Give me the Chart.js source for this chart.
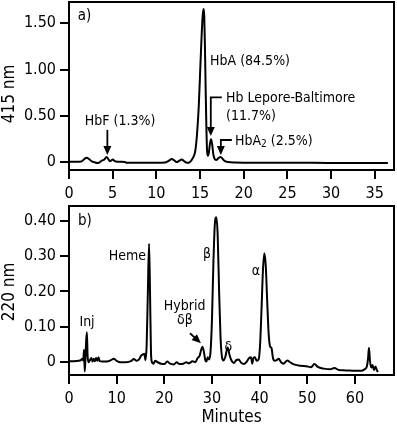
<!DOCTYPE html>
<html><head><meta charset="utf-8">
<script src="https://cdn.jsdelivr.net/npm/chart.js@4.4.1/dist/chart.umd.min.js"></script>
<style>html,body{margin:0;padding:0;background:#fff;overflow:hidden;} canvas{position:absolute;left:0;}</style>
</head><body>
<canvas id="c1" width="397" height="200" style="top:0px"></canvas>
<canvas id="c2" width="397" height="225" style="top:200px"></canvas>
<script>
// ---- Panel a) 415 nm ----
const timeA = [0,0.8,1.4,1.7,2.0,2.3,2.6,2.9,3.2,3.5,3.8,4.05,4.3,4.5,4.7,4.85,5.0,5.2,5.5,6.0,6.4,6.6,8,10,11.0,11.4,11.75,12.05,12.35,12.6,12.9,13.2,13.5,13.8,14.2,14.45,14.65,14.85,15.0,15.15,15.3,15.4,15.48,15.56,15.64,15.72,15.8,15.88,16.0,16.12,16.25,16.38,16.5,16.65,16.85,17.1,17.35,17.6,17.85,18.2,19,22,28,33,36.5];
const absA  = [0.005,0.005,0.008,0.03,0.05,0.035,0.01,0.002,-0.008,0.0,0.02,0.03,0.058,0.035,0.012,0.02,0.03,0.015,0.006,0.006,0.004,-0.004,-0.004,-0.004,-0.002,0.015,0.035,0.02,0.002,0.015,0.03,0.01,-0.006,0.0,0.05,0.12,0.3,0.6,0.95,1.3,1.58,1.655,1.58,1.25,0.8,0.4,0.13,0.07,0.1,0.19,0.25,0.2,0.1,0.04,0.025,0.045,0.058,0.035,0.012,0.003,-0.002,-0.005,-0.006,-0.007,-0.007];
const xTicksA = [0,5,10,15,20,25,30,35];
const yTicksA = [0,0.5,1.0,1.5];

// ---- Panel b) 220 nm ----
const timeB = [0,1.0,2.0,2.5,2.8,3.0,3.15,3.3,3.45,3.6,3.75,3.9,4.1,4.4,4.7,4.95,5.2,5.45,5.7,5.95,6.2,6.45,7.0,8.0,8.8,9.4,10.0,10.8,12.0,13.0,13.6,14.2,14.7,15.1,15.5,15.8,16.05,16.3,16.55,16.8,17.0,17.2,17.4,17.7,18.1,18.6,19.3,20.0,20.6,21.2,22.0,22.6,23.2,24.0,24.6,25.2,25.9,26.5,27.0,27.4,27.75,28.0,28.3,28.6,28.85,29.1,29.4,29.7,30.0,30.3,30.6,30.9,31.2,31.5,31.8,32.1,32.4,32.8,33.3,33.7,34.1,34.6,35.1,35.6,36.1,36.7,37.2,37.8,38.2,38.45,38.7,39.0,39.4,39.8,40.1,40.4,40.7,41.0,41.3,41.6,41.9,42.2,42.5,42.8,43.2,43.6,44.0,44.5,45.0,45.8,46.4,47.2,48.5,49.8,50.8,51.5,52.2,53.5,54.8,55.7,56.6,58.0,60.0,61.3,62.0,62.5,62.75,62.95,63.15,63.4,63.7,64.0,64.3,64.55,64.8];
const absB  = [0.003,0.003,0.004,0.006,0.01,0.005,0.035,-0.026,0.01,0.06,0.085,0.02,0.0,0.006,0.012,0.002,0.01,0.003,0.012,0.004,0.014,0.003,0.002,0.002,0.006,0.01,0.004,0.0,0.0,0.003,0.009,0.004,0.008,0.018,0.022,0.024,0.006,0.05,0.2,0.335,0.2,0.03,0.0,-0.004,0.004,0.0,-0.004,-0.005,0.002,-0.004,-0.006,0.0,-0.005,-0.004,0.0,-0.003,0.003,0.0,0.012,0.018,0.036,0.044,0.03,0.006,0.002,0.014,0.008,0.03,0.12,0.28,0.39,0.41,0.36,0.2,0.07,0.015,0.005,0.015,0.042,0.02,0.005,-0.002,0.006,0.008,-0.001,-0.005,0.0,0.012,0.014,-0.004,0.012,0.014,0.004,0.008,0.05,0.15,0.26,0.308,0.27,0.17,0.08,0.045,0.04,0.012,0.004,0.006,0.01,0.0,-0.004,0.005,0.0,-0.006,-0.01,-0.011,-0.014,-0.005,-0.013,-0.018,-0.02,-0.016,-0.022,-0.023,-0.024,-0.024,-0.02,-0.012,0.01,0.041,0.005,-0.015,-0.008,-0.022,-0.012,-0.02,-0.028];
const xTicksB = [0,10,20,30,40,50,60];
const yTicksB = [0,0.1,0.2,0.3,0.4];

const FONT = "'DejaVu Sans Condensed','Liberation Sans Narrow',Arial,sans-serif";

function fmtY(v){ return v === 0 ? '0' : v.toFixed(2); }

function arrowHead(ctx, x1, y1, x2, y2, len, half){
  const a = Math.atan2(y2-y1, x2-x1);
  ctx.beginPath();
  ctx.moveTo(x2, y2);
  ctx.lineTo(x2 - len*Math.cos(a) + half*Math.sin(a), y2 - len*Math.sin(a) - half*Math.cos(a));
  ctx.lineTo(x2 - len*Math.cos(a) - half*Math.sin(a), y2 - len*Math.sin(a) + half*Math.cos(a));
  ctx.closePath();
  ctx.fill();
}

const framePlugin = {
  id: 'frame',
  afterDatasetsDraw(chart, args, opts){
    const ctx = chart.ctx, a = chart.chartArea;
    const xs = chart.scales.x, ys = chart.scales.y;
    const X = v => xs.getPixelForValue(v), Y = v => ys.getPixelForValue(v);
    ctx.save();
    ctx.strokeStyle = '#000'; ctx.lineWidth = 2;
    ctx.strokeRect(a.left, a.top, a.right - a.left, a.bottom - a.top);
    ctx.fillStyle = '#000';
    ctx.textBaseline = 'middle';
    ctx.save();
    ctx.font = '17px ' + FONT;
    ctx.translate(opts.yTitleX, opts.yTitleY);
    ctx.rotate(-Math.PI/2);
    ctx.textAlign = 'center';
    ctx.fillText(opts.yTitle, 0, 0);
    ctx.restore();
    (opts.texts || []).forEach(t => {
      ctx.font = (t.size || 14) + 'px ' + (t.font || FONT);
      ctx.textAlign = t.align || 'left';
      if (t.sub) {
        let x = X(t.x), y = Y(t.y);
        ctx.textAlign = 'left';
        ctx.fillText(t.text, x, y);
        x += ctx.measureText(t.text).width;
        ctx.font = '10px ' + FONT;
        ctx.fillText(t.sub, x, y + 3);
        x += ctx.measureText(t.sub).width;
        ctx.font = (t.size || 14) + 'px ' + FONT;
        ctx.fillText(t.rest, x, y);
      } else {
        ctx.fillText(t.text, X(t.x), Y(t.y));
      }
    });
    ctx.lineWidth = 1.8;
    (opts.arrows || []).forEach(ar => {
      const pts = ar.pts.map(p => [X(p[0]), Y(p[1])]);
      ctx.beginPath();
      ctx.moveTo(pts[0][0], pts[0][1]);
      for (let i = 1; i < pts.length; i++) {
        let [x, y] = pts[i];
        if (i === pts.length - 1) {
          const [px, py] = pts[i-1];
          const d = Math.hypot(x-px, y-py);
          x = x - (x-px)/d*6; y = y - (y-py)/d*6;
        }
        ctx.lineTo(x, y);
      }
      ctx.stroke();
      const n = pts.length;
      arrowHead(ctx, pts[n-2][0], pts[n-2][1], pts[n-1][0], pts[n-1][1], 9, 4);
    });
    ctx.restore();
  }
};

function makeChart(id, times, vals, xMin, xMax, yMin, yMax, xTicks, yTicks, padTop, xAxisH, xTitle, frameOpts){
  const pts = times.map((t, i) => ({x: t, y: vals[i]}));
  return new Chart(document.getElementById(id), {
    type: 'line',
    data: { datasets: [{ data: pts, borderColor: '#000', borderWidth: 2, pointRadius: 0, fill: false, cubicInterpolationMode: 'monotone' }] },
    options: {
      responsive: false, animation: false, devicePixelRatio: 1,
      layout: { padding: { top: padTop, right: 3, left: 0, bottom: 0 } },
      plugins: { legend: { display: false }, tooltip: { enabled: false }, frame: frameOpts },
      scales: {
        x: {
          type: 'linear', min: xMin, max: xMax,
          afterBuildTicks: s => { s.ticks = xTicks.map(v => ({value: v})); },
          afterFit: s => { s.height = xAxisH; s.paddingLeft = 0; s.paddingRight = 0; },
          ticks: { color: '#000', font: { size: 16, family: FONT }, padding: 5, maxRotation: 0, autoSkip: false, callback: v => String(v) },
          grid: { display: true, drawOnChartArea: false, drawTicks: true, tickLength: 9, color: '#000', lineWidth: 2 },
          border: { display: false },
          title: { display: !!xTitle, text: xTitle || '', color: '#000', font: { size: 17, family: FONT, lineHeight: 1.0 }, padding: { top: 0, bottom: -1 } }
        },
        y: {
          type: 'linear', min: yMin, max: yMax,
          afterBuildTicks: s => { s.ticks = yTicks.map(v => ({value: v})); },
          afterFit: s => { s.width = 69; s.paddingTop = 0; s.paddingBottom = 0; },
          ticks: { color: '#000', font: { size: 16, family: FONT }, padding: 4, autoSkip: false, callback: v => fmtY(v) },
          grid: { display: true, drawOnChartArea: false, drawTicks: true, tickLength: 9, color: '#000', lineWidth: 2 },
          border: { display: false }
        }
      }
    },
    plugins: [framePlugin]
  });
}

makeChart('c1', timeA, absA, 0, 37.2, -0.083, 1.73, xTicksA, yTicksA, 2, 30, null, {
  yTitle: '415 nm', yTitleX: 10, yTitleY: 94,
  texts: [
    { text: 'a)', x: 1.0, y: 1.58, size: 15 },
    { text: 'HbF (1.3%)', x: 5.84, y: 0.445, align: 'center' },
    { text: 'HbA (84.5%)', x: 16.15, y: 1.094 },
    { text: 'Hb Lepore-Baltimore', x: 17.98, y: 0.694 },
    { text: '(11.7%)', x: 17.98, y: 0.50 },
    { text: 'HbA', sub: '2', rest: ' (2.5%)', x: 19.0, y: 0.23 }
  ],
  arrows: [
    { pts: [[4.39, 0.35], [4.39, 0.08]] },
    { pts: [[17.49, 0.70], [16.23, 0.70], [16.23, 0.284]] },
    { pts: [[18.64, 0.241], [17.38, 0.241], [17.38, 0.079]] }
  ]
});

makeChart('c2', timeB, absB, 0, 68.2, -0.036, 0.4415, xTicksB, yTicksB, 6, 50, 'Minutes', {
  yTitle: '220 nm', yTitleX: 10, yTitleY: 92,
  texts: [
    { text: 'b)', x: 1.9, y: 0.399, size: 15 },
    { text: 'Inj', x: 3.78, y: 0.114, align: 'center' },
    { text: 'Heme', x: 12.27, y: 0.30, align: 'center' },
    { text: 'Hybrid', x: 24.27, y: 0.159, align: 'center' },
    { text: 'δβ', x: 24.33, y: 0.117, align: 'center' },
    { text: 'β', x: 28.95, y: 0.306, align: 'center' },
    { text: 'δ', x: 33.46, y: 0.043, align: 'center' },
    { text: 'α', x: 39.23, y: 0.258, align: 'center' }
  ],
  arrows: [
    { pts: [[25.38, 0.082], [27.69, 0.054]] }
  ]
});
</script>
</body></html>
- - - -
** Exercise **
Copy exactly the lines running from the beginning of the listing through the line that has "const yTicksA = [0,0.5,1.0,1.5];". Drop the pictures.

** Task result **
Give me the Chart.js source for this chart.
<!DOCTYPE html>
<html><head><meta charset="utf-8">
<script src="https://cdn.jsdelivr.net/npm/chart.js@4.4.1/dist/chart.umd.min.js"></script>
<style>html,body{margin:0;padding:0;background:#fff;overflow:hidden;} canvas{position:absolute;left:0;}</style>
</head><body>
<canvas id="c1" width="397" height="200" style="top:0px"></canvas>
<canvas id="c2" width="397" height="225" style="top:200px"></canvas>
<script>
// ---- Panel a) 415 nm ----
const timeA = [0,0.8,1.4,1.7,2.0,2.3,2.6,2.9,3.2,3.5,3.8,4.05,4.3,4.5,4.7,4.85,5.0,5.2,5.5,6.0,6.4,6.6,8,10,11.0,11.4,11.75,12.05,12.35,12.6,12.9,13.2,13.5,13.8,14.2,14.45,14.65,14.85,15.0,15.15,15.3,15.4,15.48,15.56,15.64,15.72,15.8,15.88,16.0,16.12,16.25,16.38,16.5,16.65,16.85,17.1,17.35,17.6,17.85,18.2,19,22,28,33,36.5];
const absA  = [0.005,0.005,0.008,0.03,0.05,0.035,0.01,0.002,-0.008,0.0,0.02,0.03,0.058,0.035,0.012,0.02,0.03,0.015,0.006,0.006,0.004,-0.004,-0.004,-0.004,-0.002,0.015,0.035,0.02,0.002,0.015,0.03,0.01,-0.006,0.0,0.05,0.12,0.3,0.6,0.95,1.3,1.58,1.655,1.58,1.25,0.8,0.4,0.13,0.07,0.1,0.19,0.25,0.2,0.1,0.04,0.025,0.045,0.058,0.035,0.012,0.003,-0.002,-0.005,-0.006,-0.007,-0.007];
const xTicksA = [0,5,10,15,20,25,30,35];
const yTicksA = [0,0.5,1.0,1.5];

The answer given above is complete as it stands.